Na última sexta-feira, Willian Bonner fez uma pergunta difícil ao petista Paulo Pimenta, ministro da Secretaria de Comunicação Social do governo Lula. Ao vivo, no Jornal Nacional, a maior audiência de um telejornal do país, o apresentador questionou os critérios do governo para pedir investigação sobre notícias falsas a respeito da tragédia no Rio Grande do Sul. Pimenta está à frente dessas ações contra fake news.

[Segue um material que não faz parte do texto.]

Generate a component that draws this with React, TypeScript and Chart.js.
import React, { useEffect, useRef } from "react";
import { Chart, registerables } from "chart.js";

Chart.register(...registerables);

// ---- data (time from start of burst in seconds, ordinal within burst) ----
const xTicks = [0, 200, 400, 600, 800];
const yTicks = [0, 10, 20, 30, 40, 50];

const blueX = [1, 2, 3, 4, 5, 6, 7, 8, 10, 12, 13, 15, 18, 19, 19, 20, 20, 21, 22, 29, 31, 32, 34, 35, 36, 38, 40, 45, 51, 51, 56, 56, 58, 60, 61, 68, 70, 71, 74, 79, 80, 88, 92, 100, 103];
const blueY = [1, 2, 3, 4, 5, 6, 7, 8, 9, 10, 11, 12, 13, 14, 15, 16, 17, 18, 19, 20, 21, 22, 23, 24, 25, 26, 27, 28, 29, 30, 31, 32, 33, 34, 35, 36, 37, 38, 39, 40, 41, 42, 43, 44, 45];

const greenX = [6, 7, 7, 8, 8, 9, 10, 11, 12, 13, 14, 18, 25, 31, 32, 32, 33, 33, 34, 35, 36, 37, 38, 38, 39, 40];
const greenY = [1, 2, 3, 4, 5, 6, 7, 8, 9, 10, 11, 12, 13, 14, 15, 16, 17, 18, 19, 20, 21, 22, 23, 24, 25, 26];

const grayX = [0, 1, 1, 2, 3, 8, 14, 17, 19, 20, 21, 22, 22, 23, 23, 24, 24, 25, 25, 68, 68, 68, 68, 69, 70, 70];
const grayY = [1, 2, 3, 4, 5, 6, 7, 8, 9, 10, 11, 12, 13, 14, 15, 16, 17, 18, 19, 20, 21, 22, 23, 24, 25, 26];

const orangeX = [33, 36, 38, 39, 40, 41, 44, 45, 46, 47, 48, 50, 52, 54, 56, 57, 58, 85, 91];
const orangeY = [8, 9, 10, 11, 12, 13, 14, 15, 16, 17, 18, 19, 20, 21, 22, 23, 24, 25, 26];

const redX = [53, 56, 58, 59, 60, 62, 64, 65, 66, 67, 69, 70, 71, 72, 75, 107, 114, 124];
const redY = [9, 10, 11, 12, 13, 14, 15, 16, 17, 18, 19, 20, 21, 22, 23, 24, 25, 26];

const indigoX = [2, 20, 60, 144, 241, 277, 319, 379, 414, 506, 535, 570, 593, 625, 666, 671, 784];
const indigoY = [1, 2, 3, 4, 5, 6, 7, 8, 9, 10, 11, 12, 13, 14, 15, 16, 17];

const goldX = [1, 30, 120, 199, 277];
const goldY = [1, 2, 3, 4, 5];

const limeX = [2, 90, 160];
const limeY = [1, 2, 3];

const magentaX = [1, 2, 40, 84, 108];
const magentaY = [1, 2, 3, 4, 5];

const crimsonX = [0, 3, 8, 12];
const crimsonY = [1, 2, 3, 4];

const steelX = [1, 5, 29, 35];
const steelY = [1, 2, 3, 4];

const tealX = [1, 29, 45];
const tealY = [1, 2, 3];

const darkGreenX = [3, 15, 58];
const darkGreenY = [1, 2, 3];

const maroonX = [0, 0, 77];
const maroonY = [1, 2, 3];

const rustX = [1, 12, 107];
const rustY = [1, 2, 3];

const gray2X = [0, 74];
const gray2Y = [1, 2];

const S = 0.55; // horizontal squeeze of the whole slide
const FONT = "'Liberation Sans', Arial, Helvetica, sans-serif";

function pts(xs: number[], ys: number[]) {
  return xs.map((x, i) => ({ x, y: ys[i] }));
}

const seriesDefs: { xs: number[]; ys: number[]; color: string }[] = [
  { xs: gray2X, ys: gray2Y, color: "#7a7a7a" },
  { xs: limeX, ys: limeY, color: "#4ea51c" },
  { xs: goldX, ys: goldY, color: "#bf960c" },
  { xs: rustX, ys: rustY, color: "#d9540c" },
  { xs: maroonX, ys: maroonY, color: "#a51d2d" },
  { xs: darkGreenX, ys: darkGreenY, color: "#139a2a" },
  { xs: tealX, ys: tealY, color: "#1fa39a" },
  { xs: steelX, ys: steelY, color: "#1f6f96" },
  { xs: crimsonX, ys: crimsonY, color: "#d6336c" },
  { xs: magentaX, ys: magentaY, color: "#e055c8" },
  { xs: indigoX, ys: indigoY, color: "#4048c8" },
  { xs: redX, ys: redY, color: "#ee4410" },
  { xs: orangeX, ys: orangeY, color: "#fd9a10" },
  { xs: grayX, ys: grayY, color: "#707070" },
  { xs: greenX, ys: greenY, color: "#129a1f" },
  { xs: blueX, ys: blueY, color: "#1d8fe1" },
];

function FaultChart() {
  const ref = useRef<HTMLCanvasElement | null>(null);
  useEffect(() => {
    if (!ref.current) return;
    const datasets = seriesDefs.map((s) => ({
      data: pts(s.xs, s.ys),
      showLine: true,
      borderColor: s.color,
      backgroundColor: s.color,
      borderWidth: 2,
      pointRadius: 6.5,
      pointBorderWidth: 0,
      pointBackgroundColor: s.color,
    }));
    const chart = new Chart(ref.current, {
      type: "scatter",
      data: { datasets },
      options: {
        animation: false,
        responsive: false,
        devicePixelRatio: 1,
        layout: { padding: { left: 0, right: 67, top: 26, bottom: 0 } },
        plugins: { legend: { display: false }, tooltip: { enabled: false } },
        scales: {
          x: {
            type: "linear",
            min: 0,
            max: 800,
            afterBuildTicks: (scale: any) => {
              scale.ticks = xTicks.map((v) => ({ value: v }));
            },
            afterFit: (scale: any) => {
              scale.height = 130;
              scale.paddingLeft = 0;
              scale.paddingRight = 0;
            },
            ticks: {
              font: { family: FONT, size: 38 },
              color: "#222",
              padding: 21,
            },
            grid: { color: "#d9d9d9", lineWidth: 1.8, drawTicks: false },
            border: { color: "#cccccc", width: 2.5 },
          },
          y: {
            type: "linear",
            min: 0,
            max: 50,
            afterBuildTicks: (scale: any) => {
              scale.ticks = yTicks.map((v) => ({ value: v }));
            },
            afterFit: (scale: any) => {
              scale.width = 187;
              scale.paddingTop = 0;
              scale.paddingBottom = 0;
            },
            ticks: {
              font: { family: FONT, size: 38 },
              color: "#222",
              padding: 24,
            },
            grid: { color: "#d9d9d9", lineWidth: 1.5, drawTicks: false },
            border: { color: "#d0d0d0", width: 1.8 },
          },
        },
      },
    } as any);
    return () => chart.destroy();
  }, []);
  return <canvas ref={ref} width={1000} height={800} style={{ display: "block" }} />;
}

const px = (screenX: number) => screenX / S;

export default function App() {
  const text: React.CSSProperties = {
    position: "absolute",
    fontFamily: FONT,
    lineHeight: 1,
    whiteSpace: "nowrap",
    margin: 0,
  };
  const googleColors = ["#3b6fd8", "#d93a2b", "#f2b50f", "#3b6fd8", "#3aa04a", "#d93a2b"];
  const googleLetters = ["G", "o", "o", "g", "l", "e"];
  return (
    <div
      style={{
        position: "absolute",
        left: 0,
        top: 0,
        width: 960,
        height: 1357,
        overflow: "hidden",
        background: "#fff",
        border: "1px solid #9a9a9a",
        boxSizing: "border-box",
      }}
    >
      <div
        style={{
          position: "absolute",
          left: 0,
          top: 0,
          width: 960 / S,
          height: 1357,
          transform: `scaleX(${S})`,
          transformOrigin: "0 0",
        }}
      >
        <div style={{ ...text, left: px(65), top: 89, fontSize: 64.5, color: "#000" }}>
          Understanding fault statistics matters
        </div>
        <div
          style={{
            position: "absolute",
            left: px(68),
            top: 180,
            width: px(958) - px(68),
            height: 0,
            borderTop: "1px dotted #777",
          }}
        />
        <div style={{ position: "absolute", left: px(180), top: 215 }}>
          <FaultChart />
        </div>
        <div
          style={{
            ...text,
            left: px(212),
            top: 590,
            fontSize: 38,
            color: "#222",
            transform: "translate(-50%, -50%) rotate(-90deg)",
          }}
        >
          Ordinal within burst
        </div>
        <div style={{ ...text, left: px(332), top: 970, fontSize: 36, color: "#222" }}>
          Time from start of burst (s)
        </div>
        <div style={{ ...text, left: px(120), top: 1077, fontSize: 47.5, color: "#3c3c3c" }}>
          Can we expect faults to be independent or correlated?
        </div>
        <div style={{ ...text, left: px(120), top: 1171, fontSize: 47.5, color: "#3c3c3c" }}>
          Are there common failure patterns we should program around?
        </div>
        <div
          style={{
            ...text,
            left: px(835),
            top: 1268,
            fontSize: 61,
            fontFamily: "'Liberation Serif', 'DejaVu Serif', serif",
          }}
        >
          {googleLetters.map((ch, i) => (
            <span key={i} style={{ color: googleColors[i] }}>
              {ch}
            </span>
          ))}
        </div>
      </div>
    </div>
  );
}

O jornalista fez a pergunta a partir de uma premissa – a de que algumas manifestações nas redes são críticas ao governo, e não mentiras deliberadas sobre os trabalhos de enfrentamento à crise. Esculhambar governos, de fato, é direito sagrado de todos nós. Isso pode ser errado e até delinquência intelectual. Mas crime não é. O ministro respondeu, mas não respondeu, assim, preto no branco. Recorreu à retórica.

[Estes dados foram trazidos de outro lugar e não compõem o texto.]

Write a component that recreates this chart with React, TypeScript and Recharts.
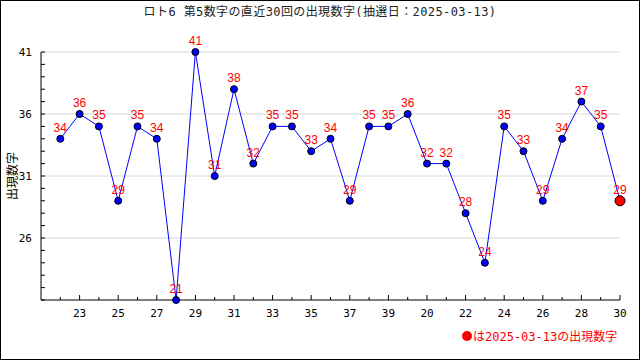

Bonner se deu por satisfeito, embora, na verdade, tenha ficado sem o esclarecimento devido. Por quê? Porque seria um debate interminável, o que não caberia ali numa entrevista rápida, no calor de uma cobertura sobre o drama que atinge milhares de pessoas. Além disso, caso esticasse a corda, a coisa poderia descambar para o constrangimento. A questão levantada, porém, está no centro desse debate universal.
Governo, Judiciário e Congresso estão aí a discutir a tal regulamentação das plataformas digitais. O evento no Sul abriu um capítulo inesperado sobre o assunto. Como já escrevi em texto anterior, há gente produzindo notícias falsas em escala industrial. É um jogo que interessa à extrema direita e a adversários do governo. Para estes, nada funciona na resposta oficial aos efeitos da chuva. O Estado falha em tudo.
Para sustentar essa versão da realidade, o caminho é a disseminação de coisas que só existem no mundo da fantasia. Mas como o governo deve agir diante do fenômeno? A pretensão de caçar – e eliminar – tudo o que é fake news está na prateleira do fracasso anunciado. Além de não fazer sentido, é inútil até como especulação de ordem quântica. Desencadear um tipo de guerra total nesse caso, sim, contempla o abismo.
O nome do abismo, claro, é censura. Nunca é demais lembrar que o direito à liberdade de expressão é cláusula pétrea na Constituição – e isso não pode ser visto como perfumaria. É uma conquista a ser defendida sem concessões. Ao crime tipificado, a lei e o processo legal. Esta régua está no Código Penal, e não em interpretações ampliadas sobre manifestações de pensamento – por mais desprezíveis que sejam.
Por isso, a pergunta de Willian Bonner para o ministro Paulo Pimenta ficou sem resposta.